◆ **Work to complete**: Read through the data and report every line in which the word "that" occurs.

** start of Data lines **

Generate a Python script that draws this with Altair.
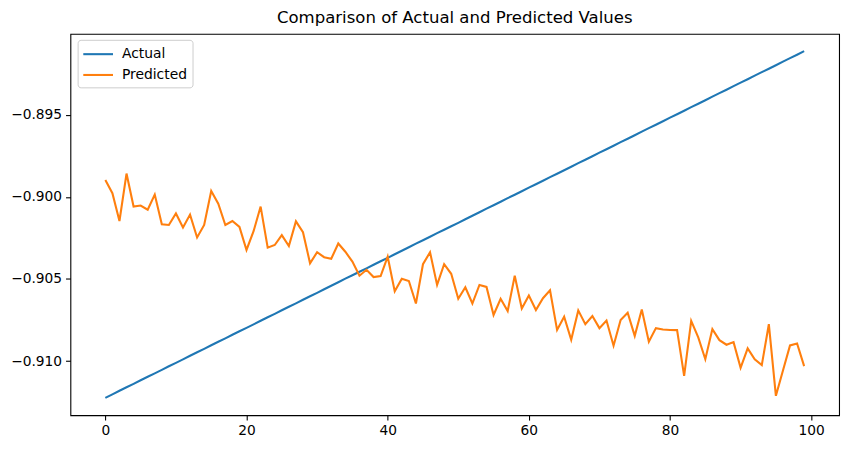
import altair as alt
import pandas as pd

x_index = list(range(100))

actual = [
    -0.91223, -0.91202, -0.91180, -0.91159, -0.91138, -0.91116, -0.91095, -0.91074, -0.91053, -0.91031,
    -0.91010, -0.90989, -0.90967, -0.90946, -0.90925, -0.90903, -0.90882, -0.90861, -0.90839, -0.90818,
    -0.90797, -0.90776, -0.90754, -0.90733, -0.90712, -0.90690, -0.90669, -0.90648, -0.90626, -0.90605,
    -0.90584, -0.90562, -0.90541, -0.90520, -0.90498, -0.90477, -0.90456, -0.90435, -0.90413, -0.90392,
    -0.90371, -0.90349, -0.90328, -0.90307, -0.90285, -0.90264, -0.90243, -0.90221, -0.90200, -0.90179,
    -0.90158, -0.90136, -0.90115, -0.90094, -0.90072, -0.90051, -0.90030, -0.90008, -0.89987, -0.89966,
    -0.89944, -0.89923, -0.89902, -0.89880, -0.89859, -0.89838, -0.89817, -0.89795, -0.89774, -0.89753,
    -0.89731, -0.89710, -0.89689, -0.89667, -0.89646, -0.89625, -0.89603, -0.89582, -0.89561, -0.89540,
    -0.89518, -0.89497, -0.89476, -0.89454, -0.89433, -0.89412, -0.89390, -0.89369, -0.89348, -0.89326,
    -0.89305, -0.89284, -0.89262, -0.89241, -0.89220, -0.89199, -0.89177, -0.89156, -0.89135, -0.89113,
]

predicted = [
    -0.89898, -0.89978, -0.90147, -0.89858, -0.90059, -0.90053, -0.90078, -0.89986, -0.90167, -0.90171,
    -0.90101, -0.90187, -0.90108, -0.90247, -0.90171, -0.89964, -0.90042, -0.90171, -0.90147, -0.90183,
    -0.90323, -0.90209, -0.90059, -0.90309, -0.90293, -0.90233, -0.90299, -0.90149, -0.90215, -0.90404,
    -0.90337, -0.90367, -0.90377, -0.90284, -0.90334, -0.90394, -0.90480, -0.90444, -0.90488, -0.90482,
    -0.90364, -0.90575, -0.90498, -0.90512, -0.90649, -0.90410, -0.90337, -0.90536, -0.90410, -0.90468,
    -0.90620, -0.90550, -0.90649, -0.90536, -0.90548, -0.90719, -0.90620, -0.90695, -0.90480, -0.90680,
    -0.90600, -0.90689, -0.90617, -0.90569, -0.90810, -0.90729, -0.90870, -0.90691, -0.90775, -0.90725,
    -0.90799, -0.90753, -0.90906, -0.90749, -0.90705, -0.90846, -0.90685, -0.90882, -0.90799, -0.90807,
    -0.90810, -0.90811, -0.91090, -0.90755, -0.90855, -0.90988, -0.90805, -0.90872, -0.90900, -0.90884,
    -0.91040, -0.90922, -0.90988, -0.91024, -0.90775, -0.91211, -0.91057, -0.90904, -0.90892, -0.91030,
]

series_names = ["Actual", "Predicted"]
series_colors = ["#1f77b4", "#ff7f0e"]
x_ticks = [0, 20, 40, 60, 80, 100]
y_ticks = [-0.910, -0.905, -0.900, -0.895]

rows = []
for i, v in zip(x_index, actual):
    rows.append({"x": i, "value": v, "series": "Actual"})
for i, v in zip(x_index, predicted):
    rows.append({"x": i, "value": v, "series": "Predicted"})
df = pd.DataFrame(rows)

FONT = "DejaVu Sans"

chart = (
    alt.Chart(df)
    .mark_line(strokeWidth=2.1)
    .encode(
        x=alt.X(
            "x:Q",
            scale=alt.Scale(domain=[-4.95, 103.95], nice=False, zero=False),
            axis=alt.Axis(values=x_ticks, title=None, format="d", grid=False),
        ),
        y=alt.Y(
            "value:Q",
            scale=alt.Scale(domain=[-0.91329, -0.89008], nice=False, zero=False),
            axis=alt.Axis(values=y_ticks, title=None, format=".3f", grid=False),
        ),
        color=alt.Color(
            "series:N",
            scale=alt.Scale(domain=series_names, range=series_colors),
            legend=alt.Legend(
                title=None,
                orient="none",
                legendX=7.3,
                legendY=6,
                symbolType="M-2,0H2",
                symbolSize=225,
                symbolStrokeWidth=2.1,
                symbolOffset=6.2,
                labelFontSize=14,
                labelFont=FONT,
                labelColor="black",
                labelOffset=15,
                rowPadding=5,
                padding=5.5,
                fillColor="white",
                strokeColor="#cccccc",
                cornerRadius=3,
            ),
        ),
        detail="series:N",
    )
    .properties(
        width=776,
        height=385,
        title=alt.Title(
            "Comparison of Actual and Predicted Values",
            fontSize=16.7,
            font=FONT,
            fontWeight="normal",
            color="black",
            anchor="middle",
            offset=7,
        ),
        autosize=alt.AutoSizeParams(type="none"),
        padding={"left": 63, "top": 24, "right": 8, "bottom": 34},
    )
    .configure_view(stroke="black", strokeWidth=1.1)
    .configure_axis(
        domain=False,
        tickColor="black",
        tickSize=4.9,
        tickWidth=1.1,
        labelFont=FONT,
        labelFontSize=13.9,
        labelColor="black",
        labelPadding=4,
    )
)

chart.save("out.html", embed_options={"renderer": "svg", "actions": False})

** end of Data lines **
** start of Data lines **

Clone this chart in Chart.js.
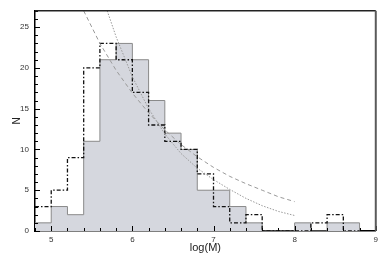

** end of Data lines **
** start of Data lines **

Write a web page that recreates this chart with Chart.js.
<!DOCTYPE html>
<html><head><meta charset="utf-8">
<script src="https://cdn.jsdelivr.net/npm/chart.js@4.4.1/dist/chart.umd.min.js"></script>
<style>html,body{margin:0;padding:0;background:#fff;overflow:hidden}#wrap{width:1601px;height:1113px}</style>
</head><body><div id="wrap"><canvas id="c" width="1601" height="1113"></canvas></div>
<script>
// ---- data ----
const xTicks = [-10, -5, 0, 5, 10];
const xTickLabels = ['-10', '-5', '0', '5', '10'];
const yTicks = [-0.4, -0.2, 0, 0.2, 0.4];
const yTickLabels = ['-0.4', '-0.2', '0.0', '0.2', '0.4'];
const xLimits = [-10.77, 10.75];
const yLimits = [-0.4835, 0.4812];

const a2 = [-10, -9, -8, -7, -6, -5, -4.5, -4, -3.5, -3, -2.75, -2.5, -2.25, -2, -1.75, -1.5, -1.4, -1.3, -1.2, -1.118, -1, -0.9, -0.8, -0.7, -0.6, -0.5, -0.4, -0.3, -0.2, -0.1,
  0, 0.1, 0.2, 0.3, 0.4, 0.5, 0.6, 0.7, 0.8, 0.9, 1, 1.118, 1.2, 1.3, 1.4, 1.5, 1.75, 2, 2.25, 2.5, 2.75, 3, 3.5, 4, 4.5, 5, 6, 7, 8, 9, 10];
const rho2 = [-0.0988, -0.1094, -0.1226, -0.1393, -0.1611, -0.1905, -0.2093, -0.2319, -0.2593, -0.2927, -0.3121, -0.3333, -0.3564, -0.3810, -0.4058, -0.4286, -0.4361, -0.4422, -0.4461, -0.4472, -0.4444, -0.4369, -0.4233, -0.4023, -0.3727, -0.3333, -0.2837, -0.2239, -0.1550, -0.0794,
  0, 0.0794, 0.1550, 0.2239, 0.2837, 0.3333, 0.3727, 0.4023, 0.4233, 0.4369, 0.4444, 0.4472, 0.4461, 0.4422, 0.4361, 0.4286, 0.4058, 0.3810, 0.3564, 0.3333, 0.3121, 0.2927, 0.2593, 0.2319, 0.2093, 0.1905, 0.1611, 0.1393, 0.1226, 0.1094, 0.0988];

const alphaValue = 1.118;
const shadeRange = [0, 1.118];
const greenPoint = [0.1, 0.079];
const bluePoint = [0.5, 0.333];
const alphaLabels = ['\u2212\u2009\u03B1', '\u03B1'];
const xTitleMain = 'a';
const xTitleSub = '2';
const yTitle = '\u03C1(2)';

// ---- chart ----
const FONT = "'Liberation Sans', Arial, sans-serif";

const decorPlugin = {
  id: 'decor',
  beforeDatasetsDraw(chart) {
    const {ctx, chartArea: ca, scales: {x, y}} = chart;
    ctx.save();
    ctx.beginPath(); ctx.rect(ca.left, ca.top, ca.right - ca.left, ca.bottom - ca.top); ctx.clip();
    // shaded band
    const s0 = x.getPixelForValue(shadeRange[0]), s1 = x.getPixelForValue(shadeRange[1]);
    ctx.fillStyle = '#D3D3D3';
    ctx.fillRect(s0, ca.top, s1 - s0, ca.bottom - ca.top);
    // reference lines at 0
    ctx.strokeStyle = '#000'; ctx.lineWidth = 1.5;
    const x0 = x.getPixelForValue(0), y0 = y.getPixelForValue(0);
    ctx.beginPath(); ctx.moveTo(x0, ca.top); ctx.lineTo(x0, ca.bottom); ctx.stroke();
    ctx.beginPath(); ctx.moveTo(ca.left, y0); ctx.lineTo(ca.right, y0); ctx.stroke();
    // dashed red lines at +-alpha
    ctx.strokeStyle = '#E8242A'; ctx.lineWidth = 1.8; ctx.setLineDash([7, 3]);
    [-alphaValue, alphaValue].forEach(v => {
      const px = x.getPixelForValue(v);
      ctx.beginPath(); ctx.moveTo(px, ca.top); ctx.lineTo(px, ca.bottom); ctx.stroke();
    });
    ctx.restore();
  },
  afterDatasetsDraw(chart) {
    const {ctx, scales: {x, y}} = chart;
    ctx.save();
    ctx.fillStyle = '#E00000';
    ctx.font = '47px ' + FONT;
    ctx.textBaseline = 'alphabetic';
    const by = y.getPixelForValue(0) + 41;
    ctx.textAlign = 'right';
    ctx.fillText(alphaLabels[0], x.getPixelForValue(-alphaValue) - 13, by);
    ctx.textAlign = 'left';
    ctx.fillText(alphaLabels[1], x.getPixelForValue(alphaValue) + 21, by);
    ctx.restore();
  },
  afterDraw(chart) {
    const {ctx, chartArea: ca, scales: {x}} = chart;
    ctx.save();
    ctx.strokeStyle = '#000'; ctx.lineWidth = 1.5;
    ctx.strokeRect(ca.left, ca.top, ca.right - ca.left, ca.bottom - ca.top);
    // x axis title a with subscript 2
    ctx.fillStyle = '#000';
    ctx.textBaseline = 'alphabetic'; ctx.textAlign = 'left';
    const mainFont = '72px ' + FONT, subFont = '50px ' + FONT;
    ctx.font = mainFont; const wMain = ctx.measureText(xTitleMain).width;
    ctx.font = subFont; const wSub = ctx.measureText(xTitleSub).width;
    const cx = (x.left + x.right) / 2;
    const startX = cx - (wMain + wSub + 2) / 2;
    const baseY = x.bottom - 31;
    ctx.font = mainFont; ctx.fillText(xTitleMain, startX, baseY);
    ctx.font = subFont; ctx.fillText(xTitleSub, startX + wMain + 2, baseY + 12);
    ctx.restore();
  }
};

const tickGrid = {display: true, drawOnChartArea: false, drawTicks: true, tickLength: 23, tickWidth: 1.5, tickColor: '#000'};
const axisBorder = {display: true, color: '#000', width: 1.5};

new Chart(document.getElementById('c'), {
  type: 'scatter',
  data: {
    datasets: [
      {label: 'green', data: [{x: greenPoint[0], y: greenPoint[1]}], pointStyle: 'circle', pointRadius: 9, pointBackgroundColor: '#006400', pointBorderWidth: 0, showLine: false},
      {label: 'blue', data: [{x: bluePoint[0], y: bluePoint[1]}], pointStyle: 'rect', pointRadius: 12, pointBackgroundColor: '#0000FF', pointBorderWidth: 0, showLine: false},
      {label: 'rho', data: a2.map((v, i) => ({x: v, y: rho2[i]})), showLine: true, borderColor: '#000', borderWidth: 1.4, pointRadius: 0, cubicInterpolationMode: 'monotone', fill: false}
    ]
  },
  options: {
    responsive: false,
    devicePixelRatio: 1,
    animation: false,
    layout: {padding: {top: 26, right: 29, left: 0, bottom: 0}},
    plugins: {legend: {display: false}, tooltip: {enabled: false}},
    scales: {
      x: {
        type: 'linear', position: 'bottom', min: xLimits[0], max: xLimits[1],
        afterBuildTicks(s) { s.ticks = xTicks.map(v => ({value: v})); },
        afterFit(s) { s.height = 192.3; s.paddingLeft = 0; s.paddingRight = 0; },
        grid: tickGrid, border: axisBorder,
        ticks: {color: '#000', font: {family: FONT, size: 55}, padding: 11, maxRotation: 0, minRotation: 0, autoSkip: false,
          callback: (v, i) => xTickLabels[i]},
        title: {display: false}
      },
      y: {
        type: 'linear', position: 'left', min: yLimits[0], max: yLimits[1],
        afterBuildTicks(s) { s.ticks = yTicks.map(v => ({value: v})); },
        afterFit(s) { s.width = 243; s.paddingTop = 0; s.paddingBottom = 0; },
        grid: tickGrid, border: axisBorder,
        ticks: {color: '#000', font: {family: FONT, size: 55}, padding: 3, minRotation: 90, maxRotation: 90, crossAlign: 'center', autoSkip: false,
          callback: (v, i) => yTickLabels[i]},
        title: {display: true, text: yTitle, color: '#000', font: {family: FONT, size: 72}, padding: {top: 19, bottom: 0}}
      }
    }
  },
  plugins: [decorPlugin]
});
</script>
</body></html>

** end of Data lines **

◆ **Correct output**:
Generate a Python script that draws this with Altair.
Write a web page that recreates this chart with Chart.js.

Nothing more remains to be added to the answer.